= Marcia White =

American executive

Marcia White is an American executive. White served as president and executive director of the Saratoga Performing Arts Center (SPAC), a music venue located on the grounds of Saratoga Spa State Park in Saratoga Springs, New York, from 2005 to 2016. In 2020, she was hired as interim president, and then appointed permanent president in 2021, of the College of Saint Rose in Albany, New York, until the college closed in 2024.

==Education==
White received a bachelor's degree from the College of Saint Rose.

==Career==
White was an aide to longtime New York State Senator Joe Bruno for nearly two decades. White worked on health care issues and served as Bruno's press secretary. White also helped initiate Generating Employment, a New York science program.

White was the president of Marcia White Consulting LLC.

===Saratoga Performing Arts Center (SPAC)===
White became the executive director of SPAC in 2005. In 2006, she secured $2.1 million in New York State funds to rehabilitate the venue. Her twin goals were to raise money and to increase SPAC's profile as a cultural and concert venue.
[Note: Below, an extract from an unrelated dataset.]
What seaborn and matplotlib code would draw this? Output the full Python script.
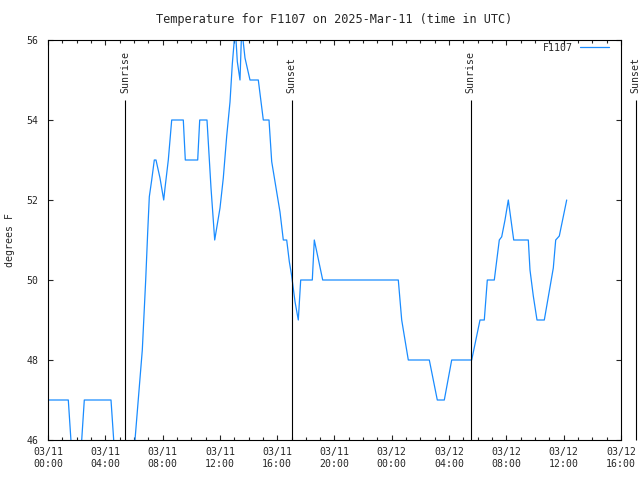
import pandas as pd
import matplotlib
matplotlib.use("Agg")
import matplotlib.pyplot as plt
import matplotlib.dates as mdates
import seaborn as sns

# Giờ kể từ 2025-03-11 00:00 UTC và nhiệt độ (độ F)
hours = [0.0, 1.417, 1.6, 1.8, 2.15, 2.353, 2.534, 4.398, 4.586, 4.78, 5.88, 6.073,
         6.583, 6.82, 6.96, 7.072, 7.239, 7.421, 7.539, 7.818, 8.077, 8.168, 8.398,
         8.517, 8.635, 9.445, 9.585, 10.45, 10.59, 11.099, 11.379, 11.637, 12.007,
         12.237, 12.475, 12.705, 12.866, 13.075, 13.215, 13.403, 13.522, 13.752,
         14.101, 14.681, 15.03, 15.428, 15.616, 15.965, 16.195, 16.426, 16.663,
         16.845, 17.012, 17.243, 17.473, 17.64, 18.45, 18.59, 19.176, 24.454,
         24.691, 24.921, 25.152, 26.618, 27.176, 27.665, 28.181, 29.578, 30.157,
         30.457, 30.667, 31.155, 31.504, 31.672, 31.902, 32.133, 32.51, 33.529,
         33.647, 33.878, 34.136, 34.646, 35.274, 35.442, 35.693, 36.209]
temps = [47, 47, 46, 45, 45, 46, 47, 47, 46, 45, 45, 46,
         48.25, 50, 51.2, 52.08, 52.5, 53, 53, 52.55, 52, 52.3, 53,
         53.5, 54, 54, 53, 53, 54, 54, 52.3, 51, 51.8,
         52.55, 53.6, 54.45, 55.4, 56.3, 55.46, 55, 56.3, 55.55,
         55, 55, 54, 54, 52.96, 52.2, 51.7, 51, 51,
         50.46, 50.1, 49.46, 49, 50, 50, 51, 50, 50,
         49, 48.5, 48, 48, 47, 47, 48, 48, 49,
         49, 50, 50, 51, 51.08, 51.5, 52, 51, 51,
         50.25, 49.6, 49, 49, 50.3, 51, 51.1, 52]

events = ["Sunrise", "Sunset", "Sunrise", "Sunset"]
event_hours = [5.37, 17.0, 29.5, 41.03]

start = pd.Timestamp("2025-03-11 00:00")
df = pd.DataFrame({"time": start + pd.to_timedelta(hours, unit="h"), "temp": temps})

sns.set_style("ticks")
plt.rcParams["font.family"] = ["DejaVu Sans Mono", "DejaVu Sans"]
plt.rcParams["font.size"] = 7.1

fig = plt.figure(figsize=(6.4, 4.8), dpi=100)
ax = fig.add_axes([48 / 640, 40 / 480, 573 / 640, 400 / 480])

sns.lineplot(data=df, x="time", y="temp", ax=ax, color="#1a8cff", linewidth=0.9,
             estimator=None, sort=False, label="F1107")

# Đường mặt trời mọc / lặn
for name, h in zip(events, event_hours):
    t = start + pd.Timedelta(hours=h)
    ax.vlines(t, 46, 54.5, color="black", linewidth=0.8, clip_on=False)
    ax.text(t, 54.68, name, rotation=90, ha="center", va="bottom", clip_on=False)

ax.set_xlim(start, start + pd.Timedelta(hours=40))
ax.set_ylim(46, 56)
ax.set_yticks([46, 48, 50, 52, 54, 56])
ax.xaxis.set_major_locator(mdates.HourLocator(byhour=range(0, 24, 4)))
ax.xaxis.set_minor_locator(mdates.HourLocator())
ax.xaxis.set_major_formatter(mdates.DateFormatter("%m/%d\n%H:%M"))

ax.tick_params(which="both", direction="in", top=True, right=True, width=0.8)
ax.tick_params(which="major", length=3.6)
ax.tick_params(which="minor", length=2.2)
ax.tick_params(axis="x", pad=5)
ax.tick_params(axis="y", pad=7)
for s in ax.spines.values():
    s.set_linewidth(0.8)
    s.set_color("black")

ax.set_xlabel("")
ax.set_ylabel("degrees F")
ax.yaxis.set_label_coords(-0.058, 0.5)
ax.set_title("Temperature for F1107 on 2025-Mar-11 (time in UTC)", pad=12)

ax.legend(loc="upper right", bbox_to_anchor=(0.979, 0.993), frameon=False,
          markerfirst=False, handlelength=2.9, borderaxespad=0, borderpad=0,
          handletextpad=0.8)

plt.savefig("out.png", dpi=100)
She continued the New York City Ballet summer residency at SPAC, which had experienced declining attendance through 2005. White also created a new logo and web presence for SPAC. In 2008, White focused on promoting the Philadelphia Orchestra summer residency at SPAC, introducing performers such as pianist Yuja Wang.

During her tenure as executive director, White served on a transition team for New York Governor Eliot Spitzer.
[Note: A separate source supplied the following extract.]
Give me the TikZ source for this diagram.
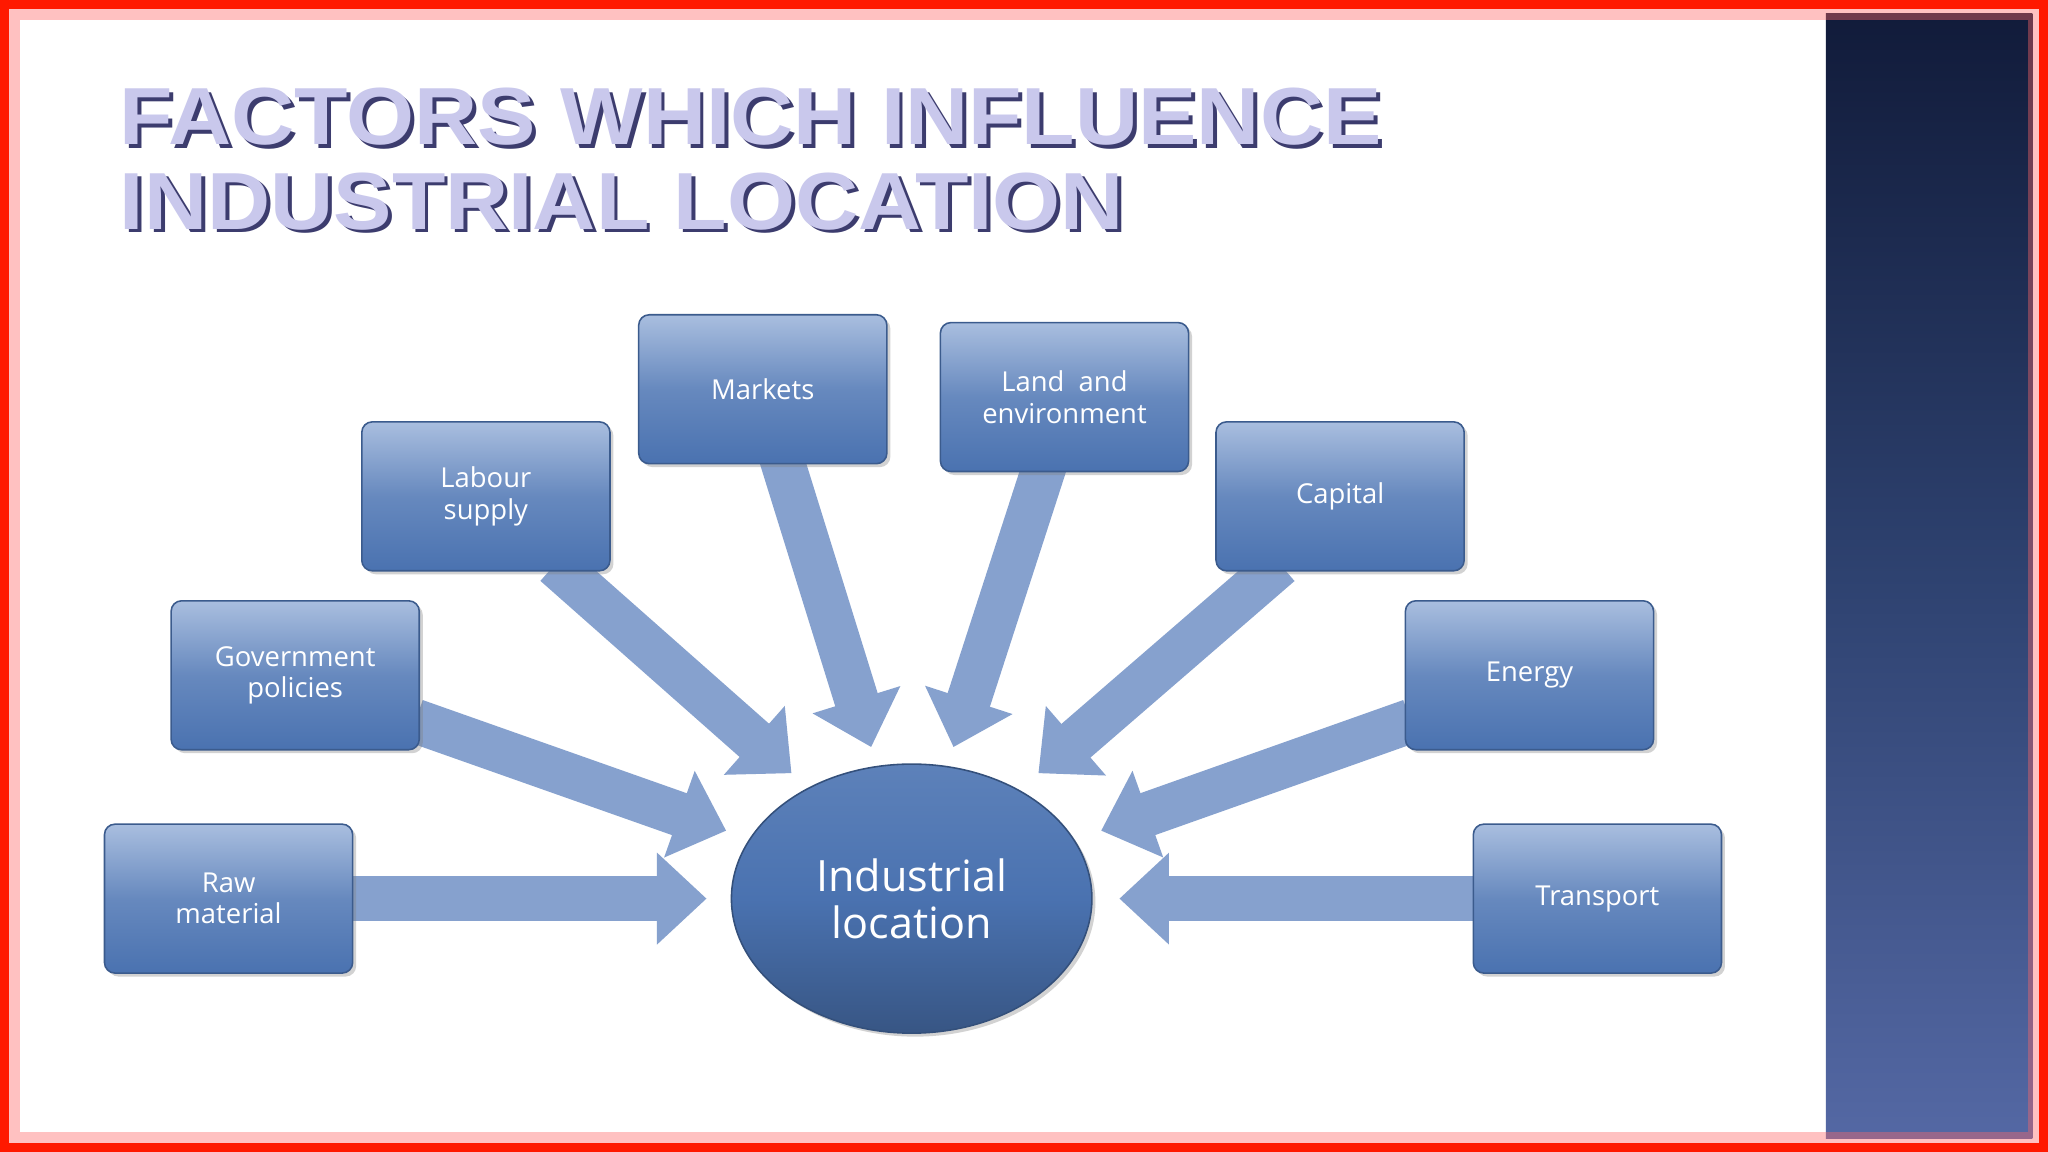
\documentclass[tikz,border=0pt]{standalone}
\usepackage{fontspec}
\setmainfont{Open Sans}
\newfontfamily\titlefont{Liberation Sans}
\usetikzlibrary{arrows.meta,shadows,shapes.geometric}
\definecolor{boxtop}{HTML}{A9BEDF}
\definecolor{boxbot}{HTML}{4A72B0}
\definecolor{arrowc}{HTML}{86A1CE}
\definecolor{arrowd}{HTML}{5676AE}
\definecolor{lav}{HTML}{C9C8EC}
\definecolor{titled}{HTML}{3C3C6E}
\definecolor{paneltop}{HTML}{111B3A}
\definecolor{panelmid}{HTML}{2E4270}
\definecolor{panelbot}{HTML}{5468A4}
\begin{document}
\begin{tikzpicture}[x=1pt,y=-1pt,
  factor/.style={draw=boxbot!80!black,line width=1.2pt,rounded corners=8pt,minimum width=190pt,minimum height=114pt,
    top color=boxtop,bottom color=boxbot,middle color=boxbot!70!boxtop,text=white,align=center,
    font=\fontsize{21}{24}\selectfont,drop shadow={opacity=0.35}},
  bigarrow/.style={draw=arrowd,line width=34pt,arrowc,-{Triangle[width=68pt,length=38pt]}},
  tfont/.style={font=\titlefont\bfseries\fontsize{62}{62}\selectfont,anchor=west,xscale=1.08}]
\useasboundingbox (0,0) rectangle (1568,882);
\fill[white] (0,0) rectangle (1568,882);
% right panel
\shade[top color=paneltop,bottom color=panelbot,middle color=panelmid] (1398,10) rectangle (1556,872);
% frame
\draw[red!80!orange,line width=14pt] (0,0) rectangle (1568,882);
\draw[red!60,line width=8pt,opacity=0.4] (11,11) rectangle (1557,871);
% title
\node[tfont,text=titled] (t1s) at (91,92) {FACTORS WHICH INFLUENCE};
\node[tfont,text=lav] (t1) at (88,89) {FACTORS WHICH INFLUENCE};
\node[tfont,text=titled] (t2s) at (91,157) {INDUSTRIAL LOCATION};
\node[tfont,text=lav] (t2) at (88,154) {INDUSTRIAL LOCATION};
% centre
\node[ellipse,minimum width=276pt,minimum height=206pt,draw=boxbot!70!black,line width=1.2pt,
  top color=boxbot!80!boxtop,bottom color=boxbot!75!black,middle color=boxbot,text=white,
  font=\fontsize{33}{36}\selectfont,align=center,inner sep=0pt,drop shadow={opacity=0.35}] (c) at (698,688) {Industrial\\location};
% tips
\coordinate (traw) at (541,688);
\coordinate (tgov) at (556,636);
\coordinate (tlab) at (606,592);
\coordinate (tmk) at (667,572);
\coordinate (tld) at (730,572);
\coordinate (tcap) at (795,592);
\coordinate (ten) at (843,636);
\coordinate (ttr) at (857,688);
% arrows (behind boxes)
\coordinate (sraw) at (265,688);
\coordinate (sgov) at (318,552);
\coordinate (slab) at (425,432);
\coordinate (smk) at (598,350);
\coordinate (sld) at (800,356);
\coordinate (scap) at (980,432);
\coordinate (sen) at (1080,552);
\coordinate (str) at (1132,688);
\foreach \a/\b in {sraw/traw,sgov/tgov,slab/tlab,smk/tmk,sld/tld,scap/tcap,sen/ten,str/ttr}
  \draw[bigarrow] (\a) -- (\b);
% boxes
\node[factor] (raw) at (175,688) {Raw\\material};
\node[factor] (gov) at (226,517) {Government\\policies};
\node[factor] (lab) at (372,380) {Labour\\supply};
\node[factor] (mk) at (584,298) {Markets};
\node[factor] (ld) at (815,304) {Land\ \ and\\environment};
\node[factor] (cap) at (1026,380) {Capital};
\node[factor] (en) at (1171,517) {Energy};
\node[factor] (tr) at (1223,688) {Transport};
\end{tikzpicture}
\end{document}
White retired from SPAC in 2016. According to the Albany Times Union, under White's leadership, "the nonprofit emerged from a decade and half of red ink to finish each year in the black".

===The College of Saint Rose===
In 2020, White was named interim president of her alma mater, the College of Saint Rose. She was then appointed permanently to that position in 2021. White had previously served on the college's board of trustees for 18 years. The college had previously honored White with a Community of Excellence award in 2016 for her contributions to the college and to the Capital District.

In November 2023, the media announced that the College of Saint Rose would be closing at the end of the 2023–2024 academic year. She attempted to find a merger partner for the college, but ultimately those negotiations fell through.